Чувствовала себя не в своей тарелке, чего больше всего не люблю. Нет, не считала себя хуже, не ощущала неполноценности. Вообще никогда в жизни не испытывала комплексов. Просто понимала, что я, как говорю в таких случаях, из другого санатория. Мама, конечно, осознавала, что девочка подрастает, старалась приодеть. Вот только денег у нас было немного. Помню, пошли в магазин, а там — шикарное капроновое платье с пышной юбкой, как у настоящей принцессы. И так мне его захотелось, аж дух захватило. Но мама купила другое. Миленькое, но скромное. Она правильно рассудила: в таком платье хоть в пир, хоть в мир. А я рыдала — душа уже просила концертных нарядов.
Услышав по радио объявление об экзаменах в Ленинградское музыкальное училище, мы с мамой поехали в Пушкин к двоюродному дяде: «понюхать», что к чему.
Сейчас произнесешь «двоюродный дядя» — кто таков? Вообще не понятно, что за родственник. Но в деревне принято жить кланами и считать родню до десятой фамилии.
В Ленинграде появилась точь-в-точь как Фрося Бурлакова из фильма «Приходите завтра» — уже после того, как экзамены закончились. Но меня попросили что-то спеть и зачислили. И тут же, как фрукты окунают в шоколад, окунули в атмосферу любви и доброжелательности: ах, послушай, как она поет! Другие девочки мучаются, что-то из себя выжимают, а мне стоит лишь рот открыть. Педагог по вокалу практически со мной не занималась, все удивлялась: как это у тебя так хорошо получается? Мне прощали сольфеджио, в котором я ни бум-бум, прощали фортепьяно, на котором могу только три ноты нажать одним пальцем.
Зато ценили за чистоту интонации, природную фразировку, постановку голоса. К счастью, меня все это не разбаловало. Вообще никогда не звездила, не случайно, наверное, меня так любят гримеры с костюмерами. Уверена: едва появляется чувство собственного превосходства, надо немедленно бежать к психологам и выжигать его каленым железом. Оно губительно: старит, убивает, вытравливает из тебя любой интерес к другому человеку и человека к тебе.
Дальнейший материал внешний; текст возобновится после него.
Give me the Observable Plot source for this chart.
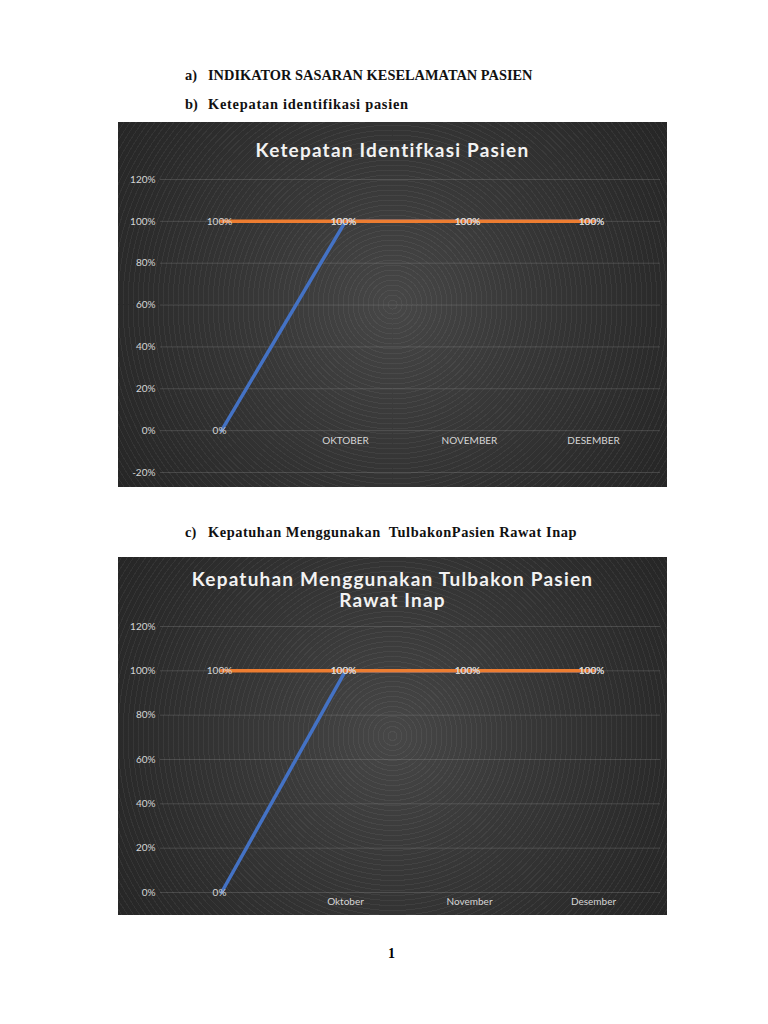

Первая публика — это всегда сокурсники. А они бывают ой какие завистливые. Как говорится, «сидят и кушают бойцы товарищей своих». Но когда музыкальные чудеса заканчивались, мы вновь становились Манькой, Танькой, Людкой и все преимущества друг перед другом пропадали. У нас было ощущение настоящего братства, перед которым отступали и учение, и хронический недосып, и катастрофическое безденежье.